On summer afternoons, the plumes sullied laundry hanging outside. On winter mornings, they guided deer hunters downwind of their quarry. In any season, townspeople knew the answer to the question, “Paper or plastic?”
But IP closed the paper-bag plant in January, leaving 580 workers without a way to support families long dependent on company paychecks. The employee union urged IP to sell to another papermaker, but the company refused to put it into a competitor’s hands while the market was down.
Now, with the hulking plant sitting silent, this town of 15,000 is dealing with its pain and trying to figure out how to remake itself economically.
“You cannot make any money in this town anymore, but at least you [can] breathe,” said unemployed mill worker Larry Williams.
“When I go to the grocery store now, I ask for plastic,” added colleague Steve Firth, his friends from the plant nodding in agreement.
Officials at International Paper said a recession in the paper industry cut company profits from $227 million in the fourth quarter of 1999 to $145 million a year later. In October, it said it would cut 2,500 jobs at Camden and plants in Lock Haven, Pa., and Mobile, Ala.
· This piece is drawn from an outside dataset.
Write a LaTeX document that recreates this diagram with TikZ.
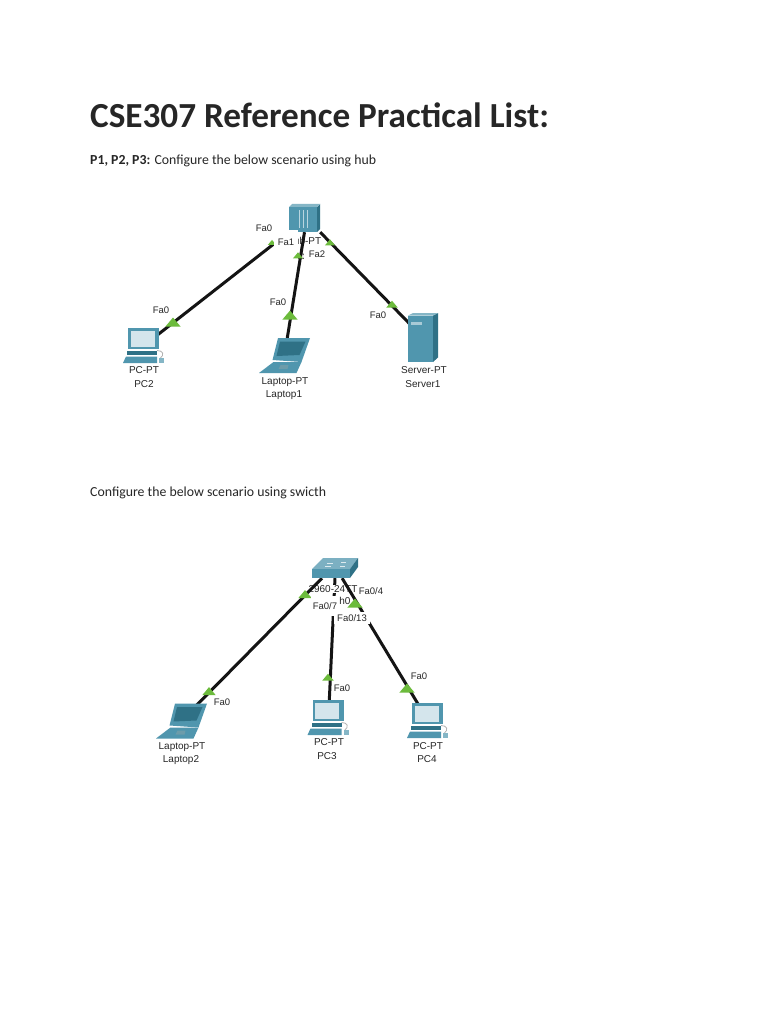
\documentclass[tikz,border=0pt]{standalone}
\usepackage{fontspec}
\setmainfont{Carlito}
\newfontfamily\labelfont{Liberation Sans}
\usepackage{xcolor}
\usetikzlibrary{shapes.geometric}
\definecolor{icon}{HTML}{5096AE}
\definecolor{icondark}{HTML}{2F7186}
\definecolor{iconlight}{HTML}{D4E5EC}
\definecolor{port}{HTML}{6CBB3C}
\definecolor{ink}{HTML}{262626}
\tikzset{
  devicebox/.style={inner sep=0pt, minimum width=#1},
  link/.style={line width=3pt, black!92},
  porttri/.style={isosceles triangle, isosceles triangle apex angle=80, shape border rotate=90, fill=port, inner sep=0pt, minimum height=#1, minimum width=1.6*#1},
  portlabel/.style={font=\labelfont\fontsize{9.5}{10}\selectfont, text=ink, fill=white, inner sep=0.6pt},
  devicelabel/.style={font=\labelfont\fontsize{10}{11}\selectfont, text=ink, inner sep=0pt},
  pagetext/.style={anchor=base west, inner sep=0pt, text=ink},
  pcicon/.pic={
    \fill[icon] (-16,17.5) -- (15,17.5) -- (15,-3.5) -- (-16,-3.5) -- cycle;
    \fill[iconlight] (-13.5,15) -- (10.5,15) -- (10.5,-1) -- (-13.5,-1) -- cycle;
    \fill[icondark] (-17,-5) -- (13,-5) -- (13,-9) -- (-17,-9) -- cycle;
    \fill[icon] (-18,-11) -- (13,-11) -- (13,-17.5) -- (-21,-17.5) -- cycle;
    \draw[gray!60, line width=0.8pt] (13,-5) .. controls (19,-5) and (21,-9) .. (16,-13);
    \fill[icon!70] (15,-12) rectangle (20,-17);
  },
  laptopicon/.pic={
    \fill[icon] (-6.5,17) -- (25.5,17) -- (17,-7) -- (-12,-5) -- cycle;
    \fill[icondark] (-4.5,13.5) -- (21,13.5) -- (15,0) -- (-8,-1) -- cycle;
    \fill[icon] (-11,-7) -- (17,-7) -- (12,-18) -- (-25.5,-18) -- cycle;
    \fill[icondark!70] (-4,-10) -- (4,-10) -- (3,-14) -- (-6,-14) -- cycle;
  },
  servericon/.pic={
    \fill[icon] (-15,22) rectangle (10,-24.5);
    \fill[icondark] (10,22) -- (15,24.5) -- (15,-20) -- (10,-24.5) -- cycle;
    \fill[icon!70] (-15,22) -- (10,22) -- (15,24.5) -- (-10,24.5) -- cycle;
    \fill[icon!50] (-12,16) rectangle (-1,13);
  },
  hubicon/.pic={
    \fill[icon] (-15.5,11) rectangle (12.5,-14);
    \fill[icondark] (12.5,11) -- (15.5,14) -- (15.5,-11) -- (12.5,-14) -- cycle;
    \fill[icon!70] (-15.5,11) -- (12.5,11) -- (15.5,14) -- (-12.5,14) -- cycle;
    \draw[icon!40, line width=0.7pt] (-5,8) -- (-5,-10) (-1,8) -- (-1,-10) (3,8) -- (3,-10);
  },
  switchicon/.pic={
    \fill[icon!75] (-23,-1) -- (15,-1) -- (23,10) -- (-12,10) -- cycle;
    \fill[icon] (-23,-1) rectangle (15,-10);
    \fill[icondark] (15,-1) -- (23,10) -- (23,1) -- (15,-10) -- cycle;
    \draw[white!80!icon, line width=0.7pt] (-8,5) -- (-2,5) (6,6) -- (11,6) (-10,2) -- (-4,2) (5,2) -- (10,2);
  }
}
\begin{document}
\begin{tikzpicture}[x=1pt,y=1pt]
\useasboundingbox (0,0) rectangle (768,-1024);
\fill[white] (0,0) rectangle (768,-1024);

\node[pagetext, font=\fontsize{35.2}{38}\selectfont\bfseries] (title) at (90,-128) {CSE307 Reference Practical List:};
\node[pagetext, font=\fontsize{13.8}{16}\selectfont] (hubtext) at (90,-165) {\textbf{P1, P2, P3:} Configure the below scenario using hub};
\node[pagetext, font=\fontsize{13.8}{16}\selectfont] (switchtext) at (90,-496) {Configure the below scenario using swicth};

\node[devicebox=31, minimum height=28] (hub) at (304.5,-218) {};
\node[devicebox=42, minimum height=35] (pctwo) at (144,-345.5) {};
\node[devicebox=51, minimum height=36] (laptopone) at (284.5,-355) {};
\node[devicebox=30, minimum height=49] (serverone) at (423,-337.5) {};
\node[devicebox=46, minimum height=20] (switchzero) at (335,-568) {};
\node[devicebox=51, minimum height=35] (laptoptwo) at (181.5,-720.5) {};
\node[devicebox=43, minimum height=35] (pcthree) at (328.5,-717.5) {};
\node[devicebox=40, minimum height=35] (pcfour) at (428,-720.5) {};

\node[devicelabel] (hubmodel) at (304,-241) {Hub-PT};
\node[devicelabel] (hubname) at (299,-256) {Hub0};

\draw[link] (pctwo.center) -- (hub.south west);
\draw[link] (laptopone.center) -- (hub.south);
\draw[link] (serverone.center) -- (hub.south east);
\draw[link] (pcthree.center) -- (switchzero.south);

\node[devicelabel, fill=white] (switchmodel) at (333,-589) {2960-24TT};
\node[devicelabel] (switchname) at (333,-601) {Switch0};

\draw[link] (laptoptwo.center) -- (switchzero.218);
\draw[link] (pcfour.center) -- (switchzero.305);

\node[porttri=9] (tria) at (173,-323) {};
\node[porttri=5, shape border rotate=60] (trib) at (272,-243) {};
\node[porttri=9] (tric) at (290,-316) {};
\node[porttri=7, shape border rotate=120] (trie) at (392,-305) {};
\node[porttri=6, shape border rotate=120] (trif) at (330,-243) {};
\node[porttri=8, shape border rotate=70] (trig) at (209,-692) {};
\node[porttri=8, shape border rotate=70] (trih) at (305,-595) {};
\node[porttri=7] (trii) at (328,-678) {};
\node[porttri=9] (trij) at (407,-689) {};

\pic at (pctwo) {pcicon};
\pic at (laptopone) {laptopicon};
\pic at (serverone) {servericon};
\pic at (hub) {hubicon};
\pic at (switchzero) {switchicon};
\pic at (laptoptwo) {laptopicon};
\pic at (pcthree) {pcicon};
\pic at (pcfour) {pcicon};

\node[portlabel] (fa) at (264,-228) {Fa0};
\node[portlabel, anchor=base, minimum width=24, text height=14.5, text depth=17] (fb) at (286,-245.5) {Fa1};
\node[portlabel, minimum width=26, minimum height=14] (fc) at (317,-254) {Fa2};
\node[portlabel] (fd) at (161,-310) {Fa0};
\node[portlabel] (fe) at (278,-302) {Fa0};
\node[portlabel] (ff) at (378,-315) {Fa0};
\node[portlabel, minimum width=28, minimum height=20] (fg) at (325,-606) {Fa0/7};
\node[portlabel] (fh) at (371,-591) {Fa0/4};
\node[portlabel, inner sep=3pt] (fi) at (352,-618) {Fa0/13};
\node[portlabel] (fj) at (222,-702) {Fa0};
\node[portlabel] (fk) at (342,-688) {Fa0};
\node[portlabel] (fl) at (419,-676) {Fa0};

\node[porttri=6] (trid) at (298,-256) {};
\node[porttri=9] (trik) at (355,-604) {};

\node[devicelabel] (pctwomodel) at (144,-370) {PC-PT};
\node[devicelabel] (pctwoname) at (144,-384) {PC2};
\node[devicelabel] (laptoponemodel) at (285,-382) {Laptop-PT};
\node[devicelabel] (laptoponename) at (284,-395) {Laptop1};
\node[devicelabel] (serveronemodel) at (424,-370) {Server-PT};
\node[devicelabel] (serveronename) at (423,-384) {Server1};
\node[devicelabel] (laptoptwomodel) at (182,-747) {Laptop-PT};
\node[devicelabel] (laptoptwoname) at (181,-760) {Laptop2};
\node[devicelabel] (pcthreemodel) at (329,-742) {PC-PT};
\node[devicelabel] (pcthreename) at (327,-756) {PC3};
\node[devicelabel] (pcfourmodel) at (428,-746) {PC-PT};
\node[devicelabel] (pcfourname) at (427,-759) {PC4};
\end{tikzpicture}
\end{document}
The Camden shutdown was the first of three sizable plant closures announced for rural Arkansas in recent weeks. Burlington Industries will close two rug plants in nearby Monticello, at a cost of 750 jobs, and Fruit of the Loom will lay off nearly 800 textile workers at Osceola, on the Mississippi River.
The IP layoffs have created one of the region’s worst economic downturns, said William Jordan, a longtime real estate agent and insurance salesman.
Eight years ago, Hughes Missile Systems gradually shut down a weapons plant that had employed 1,700 people. In some ways the International Paper closing is a harder hit because the weapons plant laid off its workers over a five-year period, he said.
“Our total economy isn’t doing too good,” Jordan said, flipping through photographs of houses he has listed. Most of the homes belong to IP executives who have relocated to other plants.
Jordan predicts the town won’t feel the full impact of the IP closing for at least a year, when severance pay and unemployment benefits end. That’s when he predicts laid-off workers could begin putting their homes on the market.
“People who don’t want to leave Camden will have to start making up their minds,” he said.
At the Cardinal Cafe near the mill, waitress Macy Williams served the daily special – a $3 hamburger plate with french fries – and talked about the plant closing.
“In the mornings, the guys coming off the graveyard shift used to come in here and have coffee,” she said. “Usually 15 to 20 tables would be full.”
Nowadays, the unemployed workers come in during the afternoons to drink coffee, smoke and enjoy an occasional piece of pie. Williams greets them with a smile and word of encouragement.
“We try to be upbeat about it around here,” she said.
Ricky Santifer, 20 years a paper-machine operator, comes to the cafe to catch up with the regulars. In April, he plans to start taking welding classes at a technical school.
“I’m 42, I’m unskilled, and my priorities now are finding a new skill to re-enter the workforce,” he said.